PROBLEM REQUIREMENTS :: Look through the entries and report how many lines include the word "this". Give the number alone.

DATA EXTRACT ::
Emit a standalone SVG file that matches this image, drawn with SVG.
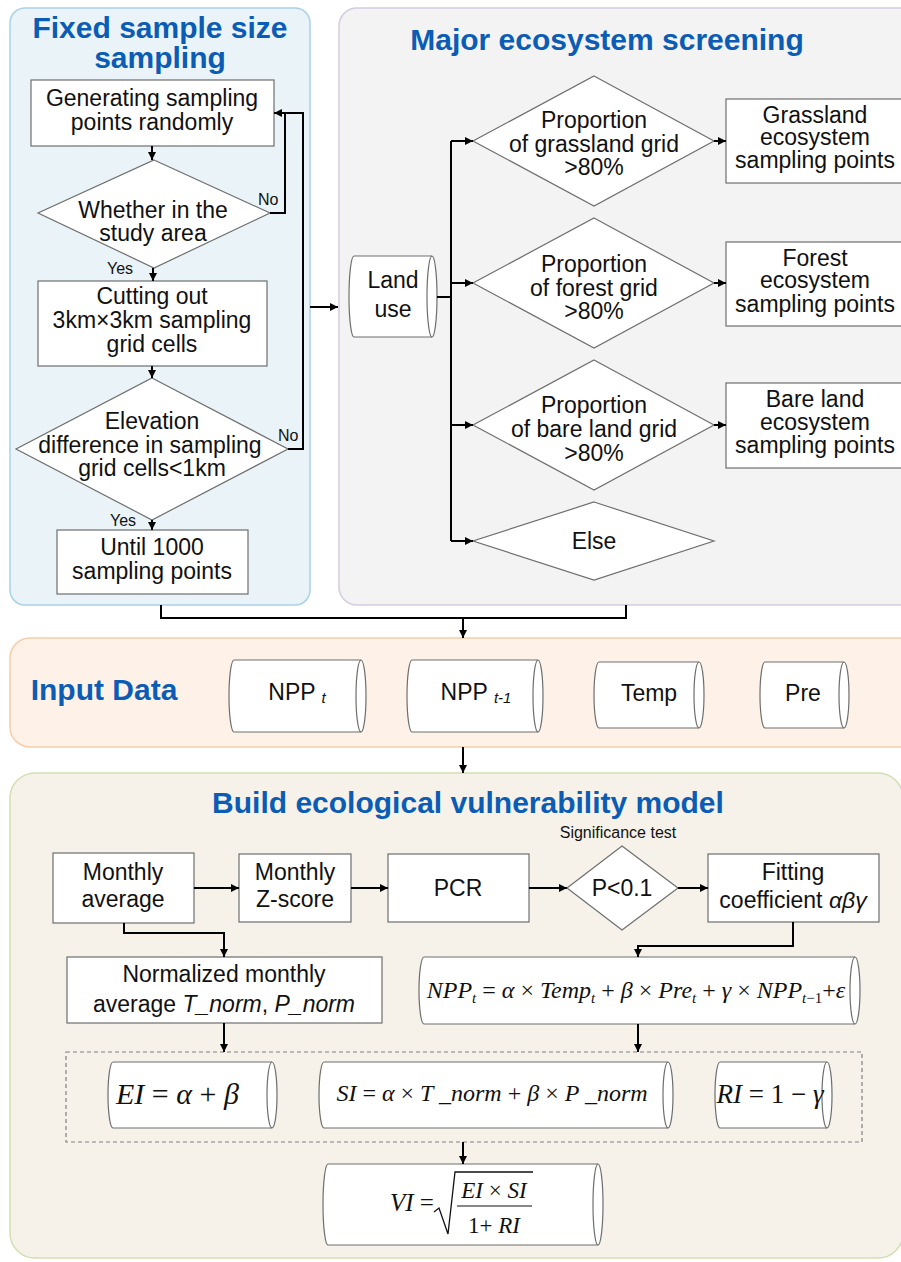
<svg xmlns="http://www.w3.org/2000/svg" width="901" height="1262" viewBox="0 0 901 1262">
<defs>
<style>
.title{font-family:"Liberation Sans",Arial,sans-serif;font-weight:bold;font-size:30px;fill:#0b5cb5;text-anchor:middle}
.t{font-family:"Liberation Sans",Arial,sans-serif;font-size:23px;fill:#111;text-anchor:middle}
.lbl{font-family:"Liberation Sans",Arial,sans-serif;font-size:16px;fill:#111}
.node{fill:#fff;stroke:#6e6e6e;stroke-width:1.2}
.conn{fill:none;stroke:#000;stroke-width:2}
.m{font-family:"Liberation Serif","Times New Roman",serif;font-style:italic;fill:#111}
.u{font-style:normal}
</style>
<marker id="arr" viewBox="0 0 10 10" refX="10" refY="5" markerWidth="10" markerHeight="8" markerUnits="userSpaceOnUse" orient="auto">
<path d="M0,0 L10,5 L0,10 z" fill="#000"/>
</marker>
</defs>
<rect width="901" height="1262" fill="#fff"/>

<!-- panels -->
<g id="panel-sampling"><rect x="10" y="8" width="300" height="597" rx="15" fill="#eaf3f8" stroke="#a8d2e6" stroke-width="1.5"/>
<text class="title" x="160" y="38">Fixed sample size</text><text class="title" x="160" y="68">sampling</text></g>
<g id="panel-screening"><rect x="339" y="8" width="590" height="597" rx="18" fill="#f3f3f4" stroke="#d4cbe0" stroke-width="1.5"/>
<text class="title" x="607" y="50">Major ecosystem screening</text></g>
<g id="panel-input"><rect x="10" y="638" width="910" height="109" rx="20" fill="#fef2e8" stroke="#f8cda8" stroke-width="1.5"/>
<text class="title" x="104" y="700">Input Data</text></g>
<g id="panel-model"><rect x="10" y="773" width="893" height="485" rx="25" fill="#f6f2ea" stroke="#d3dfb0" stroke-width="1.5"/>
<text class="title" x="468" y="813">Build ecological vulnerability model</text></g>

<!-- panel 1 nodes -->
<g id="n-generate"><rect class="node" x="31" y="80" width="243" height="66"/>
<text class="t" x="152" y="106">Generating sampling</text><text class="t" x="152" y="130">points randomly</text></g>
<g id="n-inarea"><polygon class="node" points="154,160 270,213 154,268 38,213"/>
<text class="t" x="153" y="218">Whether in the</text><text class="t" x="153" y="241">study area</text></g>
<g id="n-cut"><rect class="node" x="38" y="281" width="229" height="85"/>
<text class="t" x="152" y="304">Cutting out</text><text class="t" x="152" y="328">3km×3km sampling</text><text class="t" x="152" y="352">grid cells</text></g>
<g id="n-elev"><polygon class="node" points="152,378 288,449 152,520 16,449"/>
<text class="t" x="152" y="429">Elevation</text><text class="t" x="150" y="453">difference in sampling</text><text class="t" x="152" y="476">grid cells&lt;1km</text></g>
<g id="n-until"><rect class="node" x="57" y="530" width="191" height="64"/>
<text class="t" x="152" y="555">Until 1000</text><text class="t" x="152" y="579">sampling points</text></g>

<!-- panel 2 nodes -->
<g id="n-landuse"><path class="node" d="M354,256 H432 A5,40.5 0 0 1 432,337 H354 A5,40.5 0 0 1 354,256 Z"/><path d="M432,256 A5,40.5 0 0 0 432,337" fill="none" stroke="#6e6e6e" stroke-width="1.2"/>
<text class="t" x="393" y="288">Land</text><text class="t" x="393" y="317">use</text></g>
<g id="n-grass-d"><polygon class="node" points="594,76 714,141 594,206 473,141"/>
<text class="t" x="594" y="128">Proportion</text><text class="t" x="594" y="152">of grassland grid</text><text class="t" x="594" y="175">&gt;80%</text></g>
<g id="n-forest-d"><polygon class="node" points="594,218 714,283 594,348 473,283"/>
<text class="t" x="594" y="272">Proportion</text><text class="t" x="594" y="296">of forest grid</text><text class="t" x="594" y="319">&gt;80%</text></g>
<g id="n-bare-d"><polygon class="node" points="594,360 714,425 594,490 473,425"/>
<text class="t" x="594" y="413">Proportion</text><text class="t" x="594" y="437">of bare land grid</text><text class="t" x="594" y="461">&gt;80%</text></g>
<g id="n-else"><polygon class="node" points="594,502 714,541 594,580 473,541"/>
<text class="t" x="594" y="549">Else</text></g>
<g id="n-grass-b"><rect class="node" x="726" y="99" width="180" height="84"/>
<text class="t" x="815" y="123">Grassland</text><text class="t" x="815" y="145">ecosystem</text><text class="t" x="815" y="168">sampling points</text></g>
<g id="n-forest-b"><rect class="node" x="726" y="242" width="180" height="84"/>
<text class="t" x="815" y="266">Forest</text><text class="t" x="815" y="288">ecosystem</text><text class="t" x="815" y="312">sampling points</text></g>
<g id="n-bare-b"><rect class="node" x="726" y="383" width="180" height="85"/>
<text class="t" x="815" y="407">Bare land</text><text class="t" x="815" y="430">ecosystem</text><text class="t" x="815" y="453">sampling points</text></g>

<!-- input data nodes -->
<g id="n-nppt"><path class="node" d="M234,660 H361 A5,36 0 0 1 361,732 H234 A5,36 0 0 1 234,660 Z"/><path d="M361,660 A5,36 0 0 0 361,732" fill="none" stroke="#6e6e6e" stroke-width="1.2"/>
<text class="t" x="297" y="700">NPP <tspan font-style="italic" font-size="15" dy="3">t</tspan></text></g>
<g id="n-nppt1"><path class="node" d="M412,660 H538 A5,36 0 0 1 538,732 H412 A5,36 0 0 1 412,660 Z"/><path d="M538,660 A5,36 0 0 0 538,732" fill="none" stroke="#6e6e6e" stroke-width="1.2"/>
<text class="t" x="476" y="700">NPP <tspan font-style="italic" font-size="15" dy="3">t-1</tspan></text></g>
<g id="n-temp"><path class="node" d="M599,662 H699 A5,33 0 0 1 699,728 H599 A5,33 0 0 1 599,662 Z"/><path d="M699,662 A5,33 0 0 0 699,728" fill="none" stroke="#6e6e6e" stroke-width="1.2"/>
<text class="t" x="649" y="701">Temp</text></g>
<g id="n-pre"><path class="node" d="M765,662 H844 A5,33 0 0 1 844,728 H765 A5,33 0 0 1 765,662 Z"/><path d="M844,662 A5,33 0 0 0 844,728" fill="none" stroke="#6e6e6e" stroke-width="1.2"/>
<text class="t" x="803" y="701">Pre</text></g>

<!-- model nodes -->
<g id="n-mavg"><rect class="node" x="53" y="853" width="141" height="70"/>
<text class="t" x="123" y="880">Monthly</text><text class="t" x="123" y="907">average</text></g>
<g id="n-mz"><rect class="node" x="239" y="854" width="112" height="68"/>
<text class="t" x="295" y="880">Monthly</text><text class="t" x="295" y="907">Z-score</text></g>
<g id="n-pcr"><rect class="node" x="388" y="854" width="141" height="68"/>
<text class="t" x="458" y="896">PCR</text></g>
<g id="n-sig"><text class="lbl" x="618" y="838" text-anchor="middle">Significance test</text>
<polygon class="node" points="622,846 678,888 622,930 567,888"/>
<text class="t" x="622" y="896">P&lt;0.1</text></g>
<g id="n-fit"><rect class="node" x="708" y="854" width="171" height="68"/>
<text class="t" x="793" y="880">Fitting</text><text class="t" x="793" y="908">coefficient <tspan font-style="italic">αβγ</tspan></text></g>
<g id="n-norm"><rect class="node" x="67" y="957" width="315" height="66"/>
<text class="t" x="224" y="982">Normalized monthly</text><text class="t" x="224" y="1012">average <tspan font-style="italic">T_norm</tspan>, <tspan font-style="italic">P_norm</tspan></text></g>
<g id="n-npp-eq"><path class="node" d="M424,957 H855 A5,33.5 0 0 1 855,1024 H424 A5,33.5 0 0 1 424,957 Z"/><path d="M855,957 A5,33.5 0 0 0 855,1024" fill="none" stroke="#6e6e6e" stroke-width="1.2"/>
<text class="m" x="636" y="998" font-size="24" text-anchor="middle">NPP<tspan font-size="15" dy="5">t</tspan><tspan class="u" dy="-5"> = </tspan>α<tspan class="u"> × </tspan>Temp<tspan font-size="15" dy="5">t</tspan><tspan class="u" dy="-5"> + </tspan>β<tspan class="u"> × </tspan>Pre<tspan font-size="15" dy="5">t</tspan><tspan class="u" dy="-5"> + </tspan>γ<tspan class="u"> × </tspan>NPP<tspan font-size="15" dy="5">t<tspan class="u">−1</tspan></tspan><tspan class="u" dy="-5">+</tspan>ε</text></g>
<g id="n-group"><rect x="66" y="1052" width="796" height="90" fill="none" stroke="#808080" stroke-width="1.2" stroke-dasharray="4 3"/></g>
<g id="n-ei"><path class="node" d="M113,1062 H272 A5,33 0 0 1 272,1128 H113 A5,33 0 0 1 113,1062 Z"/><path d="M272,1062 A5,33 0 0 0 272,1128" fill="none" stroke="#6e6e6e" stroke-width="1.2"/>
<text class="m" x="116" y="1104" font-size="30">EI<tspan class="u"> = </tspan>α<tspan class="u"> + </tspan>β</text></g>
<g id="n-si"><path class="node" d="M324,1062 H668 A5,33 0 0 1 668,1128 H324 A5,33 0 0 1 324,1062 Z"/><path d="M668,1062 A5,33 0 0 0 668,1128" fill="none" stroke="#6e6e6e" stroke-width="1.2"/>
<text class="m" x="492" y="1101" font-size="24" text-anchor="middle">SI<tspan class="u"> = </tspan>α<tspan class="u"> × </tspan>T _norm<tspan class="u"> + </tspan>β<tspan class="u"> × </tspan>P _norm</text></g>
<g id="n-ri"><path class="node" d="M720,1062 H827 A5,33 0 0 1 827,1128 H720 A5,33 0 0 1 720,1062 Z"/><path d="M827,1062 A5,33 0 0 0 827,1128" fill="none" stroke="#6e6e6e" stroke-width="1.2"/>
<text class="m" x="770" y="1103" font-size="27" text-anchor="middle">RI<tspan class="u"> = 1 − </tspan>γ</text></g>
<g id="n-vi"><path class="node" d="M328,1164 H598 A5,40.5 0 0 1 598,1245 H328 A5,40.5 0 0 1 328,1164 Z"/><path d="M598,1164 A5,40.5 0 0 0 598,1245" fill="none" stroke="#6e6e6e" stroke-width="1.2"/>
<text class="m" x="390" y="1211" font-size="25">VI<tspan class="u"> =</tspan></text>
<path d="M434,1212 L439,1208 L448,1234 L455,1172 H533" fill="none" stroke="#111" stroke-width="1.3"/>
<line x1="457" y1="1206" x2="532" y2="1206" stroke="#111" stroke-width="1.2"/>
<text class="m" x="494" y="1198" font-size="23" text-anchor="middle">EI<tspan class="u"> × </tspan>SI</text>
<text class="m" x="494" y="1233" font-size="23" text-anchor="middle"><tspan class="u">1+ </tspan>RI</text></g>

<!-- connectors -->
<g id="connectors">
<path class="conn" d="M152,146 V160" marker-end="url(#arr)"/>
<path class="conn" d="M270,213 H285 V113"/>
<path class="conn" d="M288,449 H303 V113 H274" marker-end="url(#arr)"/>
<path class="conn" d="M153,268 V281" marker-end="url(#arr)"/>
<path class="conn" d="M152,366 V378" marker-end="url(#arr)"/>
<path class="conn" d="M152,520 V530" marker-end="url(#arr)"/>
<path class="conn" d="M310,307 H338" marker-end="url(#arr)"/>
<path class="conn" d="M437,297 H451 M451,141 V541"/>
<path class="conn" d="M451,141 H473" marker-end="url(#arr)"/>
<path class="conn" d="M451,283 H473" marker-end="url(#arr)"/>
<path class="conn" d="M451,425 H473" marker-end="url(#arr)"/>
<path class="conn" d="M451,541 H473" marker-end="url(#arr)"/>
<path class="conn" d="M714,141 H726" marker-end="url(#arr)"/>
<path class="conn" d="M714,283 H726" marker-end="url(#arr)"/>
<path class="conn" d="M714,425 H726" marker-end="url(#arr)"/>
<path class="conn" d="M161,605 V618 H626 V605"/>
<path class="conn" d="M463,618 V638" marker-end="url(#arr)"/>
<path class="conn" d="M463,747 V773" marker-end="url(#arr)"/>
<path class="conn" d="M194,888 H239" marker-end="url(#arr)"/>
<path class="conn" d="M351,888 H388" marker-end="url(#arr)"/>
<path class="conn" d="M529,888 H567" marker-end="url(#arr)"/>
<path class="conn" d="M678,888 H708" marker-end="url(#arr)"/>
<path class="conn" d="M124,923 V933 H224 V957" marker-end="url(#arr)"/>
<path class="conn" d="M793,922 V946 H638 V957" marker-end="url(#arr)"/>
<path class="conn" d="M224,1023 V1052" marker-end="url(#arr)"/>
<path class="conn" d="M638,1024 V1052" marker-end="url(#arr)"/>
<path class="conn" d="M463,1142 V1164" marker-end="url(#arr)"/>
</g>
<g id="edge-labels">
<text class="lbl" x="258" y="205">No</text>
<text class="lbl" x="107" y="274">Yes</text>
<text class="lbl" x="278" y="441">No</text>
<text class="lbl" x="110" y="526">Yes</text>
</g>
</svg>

* * *

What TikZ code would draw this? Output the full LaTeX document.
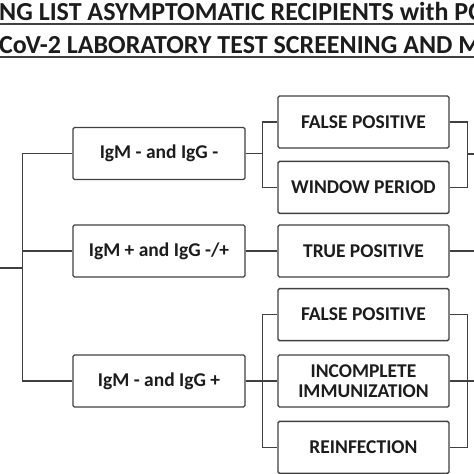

RIGHT ANSWER :: 2